Transfer pumps are essential tools for moving large volumes of liquid quickly, used for tasks like emptying hot tubs, draining basements, or transferring fuel. Standard pumps require constant attention, as leaving them unattended risks overflowing the destination container or causing the pump to run dry and overheat. The auto shut-off mechanism significantly transforms this process into a set-it-and-forget-it task. This feature improves safety and convenience by preventing spills, motor damage, and the need for continuous monitoring.
Defining the Transfer Pump and Its Common Uses
A transfer pump displaces large quantities of liquid over short distances against low to moderate pressure. Unlike well pumps that generate high pressure, transfer pumps prioritize a high flow rate, often measured in gallons per minute (GPM). They use an impeller or a positive displacement mechanism to create a pressure differential, pulling liquid from a source and pushing it toward a destination.
Homeowners frequently use these tools for removing standing water from construction sites or flooded basements. Common uses also include circulating water in hydroponic systems, draining and filling swimming pools or ponds, and transferring diesel or gasoline between storage containers and machinery. The pump’s flow capacity is the primary performance metric.
How Automatic Shut-Off Mechanisms Function
The sophistication of a modern transfer pump lies in its ability to monitor conditions and stop operating automatically when a problem is detected.
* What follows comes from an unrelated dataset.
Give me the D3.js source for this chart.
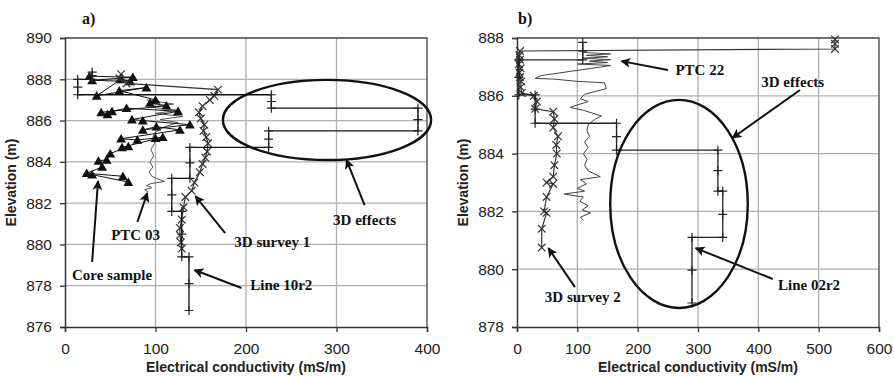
<!DOCTYPE html>
<html><head><meta charset="utf-8">
<script src="https://cdn.jsdelivr.net/npm/d3@7"></script>
<style>
body{margin:0;background:#fff;}
svg{display:block;}
.tick text{font-family:"Liberation Sans",Arial,sans-serif;font-size:15.5px;fill:#222;}
.axlab{font-family:"Liberation Sans",Arial,sans-serif;font-size:14px;font-weight:bold;fill:#222;}
.ann{font-family:"Liberation Serif","Times New Roman",serif;font-size:15px;font-weight:bold;fill:#111;}
</style></head><body>
<svg id="chart" width="894" height="377"></svg>
<script>
// ---------------- Panel a data ----------------
const aXTicks = [0, 100, 200, 300, 400];
const aYTicks = [876, 878, 880, 882, 884, 886, 888, 890];

// Core sample (triangles) [conductivity, elevation]
const aCoreSample = [
  [27,888.15],[75,888.1],[30,887.95],[72,887.9],[62,888.0],[35,887.2],[90,887.6],[60,887.45],
  [100,887.0],[94,886.85],[112,886.72],[40,886.4],[47,886.3],[52,886.45],[68,886.6],[125,886.45],
  [74,886.05],[86,886.0],[138,885.8],[86,885.55],[101,885.7],[127,885.55],[62,885.12],[80,885.06],
  [100,885.15],[108,885.2],[63,884.7],[70,884.75],[50,884.4],[46,884.1],[37,884.05],[41,883.75],
  [24,883.45],[64,883.3],[70,883.02],[30,883.38]
];
// PTC 03 (thin line)
const aPTC03 = [
  [90,887.0],[120,886.8],[95,886.65],[125,886.5],[100,886.35],[130,886.2],[105,886.05],[125,885.9],
  [110,885.7],[100,885.45],[97,885.2],[99,884.9],[95,884.6],[98,884.3],[94,884.0],[97,883.75],
  [93,883.5],[96,883.3],[101,883.2],[110,883.05],[95,882.95],[90,882.85],[96,882.75],[88,882.65],[92,882.55]
];
// 3D survey 1 (x markers)
const aSurvey1 = [
  [62,888.25],[60,888.05],[68,887.8],[169,887.5],[165,887.2],[160,887.0],[152,886.7],[148,886.4],
  [150,886.1],[154,885.8],[153,885.5],[156,885.2],[158,884.9],[157,884.5],[155,884.2],[152,883.9],
  [149,883.5],[143,883.0],[140,882.6],[133,882.3],[131,881.8],[129,881.2],[127,880.8],[127,880.45],
  [128,880.1],[129,879.8]
];
// Line 10r2 (layered model): layer tops, values, final bottom
const aLineTops = [888.35, 888.0, 887.25, 886.6, 885.5, 884.7, 883.2, 881.6, 879.4];
const aLineVals = [30, 14, 228, 390, 225, 138, 118, 129, 137];
const aLineBottom = 876.8;

// ---------------- Panel b data ----------------
const bXTicks = [0, 100, 200, 300, 400, 500, 600];
const bYTicks = [878, 880, 882, 884, 886, 888];

const bPTC22 = [
  [110,887.5],[155,887.45],[115,887.4],[150,887.35],[110,887.3],[155,887.25],[120,887.2],[150,887.15],
  [100,887.1],[155,887.05],[140,887.0],[90,886.85],[40,886.7],[30,886.6],[60,886.58],[100,886.5],
  [145,886.45],[148,886.25],[112,886.05],[105,885.9],[118,885.8],[95,885.65],[88,885.6],[110,885.5],
  [125,885.4],[140,885.3],[130,885.2],[118,885.0],[116,884.8],[120,884.6],[112,884.4],[118,884.2],
  [110,884.0],[116,883.8],[112,883.6],[118,883.4],[138,883.2],[105,883.1],[115,882.95],[100,882.8],
  [112,882.7],[78,882.6],[110,882.5],[104,882.35],[118,882.2],[108,882.05],[122,881.95],[105,881.8],[110,881.7]
];
const bSurvey2 = [
  [527,887.95],[527,887.8],[527,887.62],[5,887.55],[4,887.4],[5,887.25],[3,887.1],[6,886.95],
  [4,886.8],[5,886.65],[7,886.5],[6,886.3],[8,886.1],[28,886.0],[33,885.8],[30,885.55],[60,885.45],
  [62,885.2],[60,884.9],[68,884.6],[65,884.3],[66,884.0],[62,883.6],[60,883.2],[49,883.0],[60,882.95],
  [49,882.5],[45,882.0],[49,881.95],[41,881.4],[41,880.75]
];
const bLineTops = [887.85, 887.24, 886.03, 885.05, 884.12, 882.7, 881.1];
const bLineVals = [109, 3, 30, 165, 333, 341, 290];
const bLineBottom = 878.83;

// ---------------- annotations (in data coordinates) ----------------
const aNotes = [
  {text:"3D effects", x:331, y:880.94, from:[331,881.9], to:[311,884.1]},
  {text:"3D survey 1", x:229, y:879.87, from:[177,880.55], to:[144,882.34]},
  {text:"Line 10r2", x:239, y:877.79, from:[195,877.89], to:[143,878.76]},
  {text:"PTC 03", x:78, y:880.21, from:[80,881.09], to:[91,882.49]},
  {text:"Core sample", x:52, y:878.28, from:[30,879.15], to:[36.5,883.07]}
];
const aEllipse = {cx:289.5, cy:886.03, rx:115, ry:1.94};
const bNotes = [
  {text:"3D effects", x:457, y:886.30, from:[469,886.2], to:[357,884.54]},
  {text:"PTC 22", x:303, y:886.72, from:[250,886.89], to:[173,887.2]},
  {text:"Line 02r2", x:484, y:879.28, from:[424,879.66], to:[296,880.73]},
  {text:"3D survey 2", x:109, y:878.87, from:[96,879.38], to:[52,880.73]}
];
const bEllipse = {cx:268.5, cy:882.26, rx:114, ry:3.6};

// ---------------- drawing ----------------
const svg = d3.select("#chart");
const defs = svg.append("defs");
defs.append("marker").attr("id","arr").attr("viewBox","0 0 10 10").attr("refX",9).attr("refY",5)
  .attr("markerWidth",10).attr("markerHeight",10).attr("markerUnits","userSpaceOnUse").attr("orient","auto")
  .append("path").attr("d","M0,0 L10,5 L0,10 L2.5,5 Z").attr("fill","#111");

function layerPoints(tops, vals, bottom){
  const pts = [], marks = [];
  tops.forEach((t,i)=>{
    const b = i < tops.length-1 ? tops[i+1] : bottom;
    pts.push([vals[i], t]); pts.push([vals[i], b]);
    marks.push([vals[i], t]); marks.push([vals[i], (t+b)/2]); marks.push([vals[i], b]);
  });
  return {pts, marks};
}

function panel(cfg){
  const g = svg.append("g").attr("transform",`translate(${cfg.left},${cfg.top})`);
  const x = d3.scaleLinear().domain(cfg.xDomain).range([0,cfg.w]);
  const y = d3.scaleLinear().domain(cfg.yDomain).range([cfg.h,0]);
  // grid
  g.append("g").selectAll("line").data(cfg.xTicks.slice(1,-1)).join("line")
    .attr("x1",d=>x(d)).attr("x2",d=>x(d)).attr("y1",0).attr("y2",cfg.h)
    .attr("stroke","#b0b0b0").attr("stroke-width",1.3);
  g.append("g").selectAll("line").data(cfg.yTicks.slice(1,-1)).join("line")
    .attr("y1",d=>y(d)).attr("y2",d=>y(d)).attr("x1",0).attr("x2",cfg.w)
    .attr("stroke","#b0b0b0").attr("stroke-width",1.3);
  // frame top/right
  g.append("path").attr("d",`M0,0H${cfg.w}V${cfg.h}`).attr("fill","none").attr("stroke","#444").attr("stroke-width",1.3);

  const line = d3.line().x(d=>x(d[0])).y(d=>y(d[1]));
  cfg.series.forEach(s=>{
    g.append("path").datum(s.data).attr("d",line).attr("fill","none")
      .attr("stroke",s.color).attr("stroke-width",s.width);
    const mk = g.append("g");
    (s.marks||s.data).forEach(d=>{
      const px = x(d[0]), py = y(d[1]);
      if(s.marker==="tri"){
        mk.append("path").attr("transform",`translate(${px},${py+1})`)
          .attr("d",d3.symbol(d3.symbolTriangle,42)()).attr("fill","#111");
      } else if(s.marker==="x"){
        const r=3.8;
        mk.append("path").attr("d",`M${px-r},${py-r}L${px+r},${py+r}M${px-r},${py+r}L${px+r},${py-r}`)
          .attr("stroke","#333").attr("stroke-width",1.2);
      } else if(s.marker==="plus"){
        const r=4.5;
        mk.append("path").attr("d",`M${px-r},${py}H${px+r}M${px},${py-r}V${py+r}`)
          .attr("stroke","#222").attr("stroke-width",1.2);
      }
    });
  });

  // axes
  const xa = g.append("g").attr("transform",`translate(0,${cfg.h})`)
    .call(d3.axisBottom(x).tickValues(cfg.xTicks).tickSize(5).tickPadding(11).tickFormat(d3.format("d")));
  const ya = g.append("g")
    .call(d3.axisLeft(y).tickValues(cfg.yTicks).tickSize(5).tickPadding(8).tickFormat(d3.format("d")));
  [xa,ya].forEach(a=>{a.select(".domain").attr("stroke","#333").attr("stroke-width",1.5);
    a.selectAll(".tick line").attr("stroke","#333").attr("stroke-width",1.3);});

  // labels
  g.append("text").attr("class","axlab").attr("x",cfg.w/2).attr("y",cfg.h+45)
    .attr("text-anchor","middle").text("Electrical conductivity  (mS/m)");
  g.append("text").attr("class","axlab").attr("transform",`translate(${cfg.ylabX},${cfg.h/2}) rotate(-90)`)
    .attr("text-anchor","middle").text("Elevation (m)");
  g.append("text").attr("class","ann").attr("x",cfg.tagX).attr("y",-14)
    .style("font-size","16px").text(cfg.tag);

  // ellipse
  const e = cfg.ellipse;
  g.append("ellipse").attr("cx",x(e.cx)).attr("cy",y(e.cy))
    .attr("rx",x(e.cx+e.rx)-x(e.cx)).attr("ry",y(e.cy-e.ry)-y(e.cy))
    .attr("fill","none").attr("stroke","#111").attr("stroke-width",2.4);
  // notes
  cfg.notes.forEach(n=>{
    g.append("line").attr("x1",x(n.from[0])).attr("y1",y(n.from[1]))
      .attr("x2",x(n.to[0])).attr("y2",y(n.to[1]))
      .attr("stroke","#111").attr("stroke-width",2).attr("marker-end","url(#arr)");
    g.append("text").attr("class","ann").attr("x",x(n.x)).attr("y",y(n.y))
      .attr("text-anchor","middle").text(n.text);
  });
}

const aL = layerPoints(aLineTops, aLineVals, aLineBottom);
panel({
  left:65, top:38, w:362, h:289, xDomain:[0,400], yDomain:[876,890],
  xTicks:aXTicks, yTicks:aYTicks, ylabX:-49, tag:"a)", tagX:17,
  ellipse:aEllipse, notes:aNotes,
  series:[
    {data:aPTC03, color:"#555", width:1},
    {data:aCoreSample, color:"#111", width:1, marker:"tri"},
    {data:aSurvey1, color:"#333", width:1.2, marker:"x"},
    {data:aL.pts, marks:aL.marks, color:"#111", width:1.3, marker:"plus"}
  ]
});
const bL = layerPoints(bLineTops, bLineVals, bLineBottom);
panel({
  left:517, top:38, w:362, h:289, xDomain:[0,600], yDomain:[878,888],
  xTicks:bXTicks, yTicks:bYTicks, ylabX:-49, tag:"b)", tagX:1,
  ellipse:bEllipse, notes:bNotes,
  series:[
    {data:bPTC22, color:"#444", width:1},
    {data:bSurvey2, color:"#333", width:1.2, marker:"x"},
    {data:bL.pts, marks:bL.marks, color:"#222", width:1.3, marker:"plus"}
  ]
});
</script>
</body></html>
This automation is achieved through distinct mechanisms designed to sense specific changes in the system. The three most common sensing technologies are float switches, pressure/flow sensors, and thermal cut-offs.
A float switch is the most common shut-off method for water applications, such as sumps and tanks. This mechanism uses a sealed, buoyant shell containing a metal ball and a micro-switch. As the water level rises or falls, the float pivots, causing the internal ball to roll and mechanically trigger the switch, breaking the electrical circuit. The tethered cord’s length determines the operational range, preventing the pump from running dry or overflowing the destination container.
Pressure or flow sensors are frequently used in fuel transfer applications, operating based on fluid dynamics. In a fuel nozzle, a small sensing tube creates a slight vacuum (Venturi effect) as fuel flows past it. When the fuel level in the receiving tank blocks the sensor tube, the vacuum is lost. This change in pressure instantly triggers a mechanical latch to shut off the flow, ensuring the pump stops precisely when the tank is full and preventing spillage.
The thermal cut-off is an internal safety feature integrated directly into the pump motor’s electrical windings. It uses a temperature-sensitive device, often a bimetallic strip, wired in series with the motor circuit. If the pump runs without liquid—known as “dry running”—the lack of fluid cooling causes the motor temperature to rise rapidly. When the heat exceeds a set threshold, the strip bends, opening the circuit and cutting power before the motor suffers permanent heat damage.
Selecting the Optimal Pump for Specific Fluids and Tasks
Choosing the right pump involves matching its physical and mechanical properties to the fluid being moved and the task’s flow requirements. Fluid compatibility is paramount; pumps rated for potable water often use materials like nylon or plastic, which are incompatible with corrosive chemicals or volatile fuels. Transferring flammable liquids requires specialized grounding, seals, and motors rated to prevent sparks in hazardous environments.
The flow rate, measured in GPM, must be adequate for the job, such as using higher GPM pumps for quickly draining a large pool. The type of auto shut-off mechanism should be chosen based on the application’s required trigger. A float switch is ideal for basement flood remediation because it monitors the liquid level directly. Conversely, the pressure-sensing nozzle mechanism is preferable for transferring fuel into a vehicle tank, as it reacts instantly to back pressure when the tank is full.
For situations where dry running is a concern, such as emptying a storage drum completely, a pump with an integrated thermal cut-off provides a necessary layer of protection against motor failure. Consider the diameter of the pump’s ports, as larger port sizes allow for thicker hoses that handle higher flow rates with less friction loss.
Ensuring Safe Operation and Proper Maintenance
Safe operation begins with a thorough inspection of all components before each use. Check hoses, fittings, and seals for any signs of cracking or wear, as a small leak can compromise the pump’s ability to prime or transfer fluid. For electrically powered pumps, especially those used with water, ensure the unit is connected to a grounded outlet to mitigate the risk of electrical shock.
When transferring flammable liquids, operate only in well-ventilated areas and bond (electrically connect) the source and receiving containers to prevent static electricity buildup. Proper maintenance is required after the job is complete to prolong the pump’s service life. Pumps used to move chemicals or dirty water should be flushed thoroughly with clean water to remove corrosive or abrasive residue that can damage the impeller and seals.
Before storing the pump, ensure it is completely drained and kept in a dry, protected location to prevent internal corrosion or freezing damage. A final step is the routine testing of the auto shut-off feature, such as deliberately triggering the float or pressure sensor. This confirms that the safety mechanism is fully functional and ready to protect the pump and prevent spills during the next use.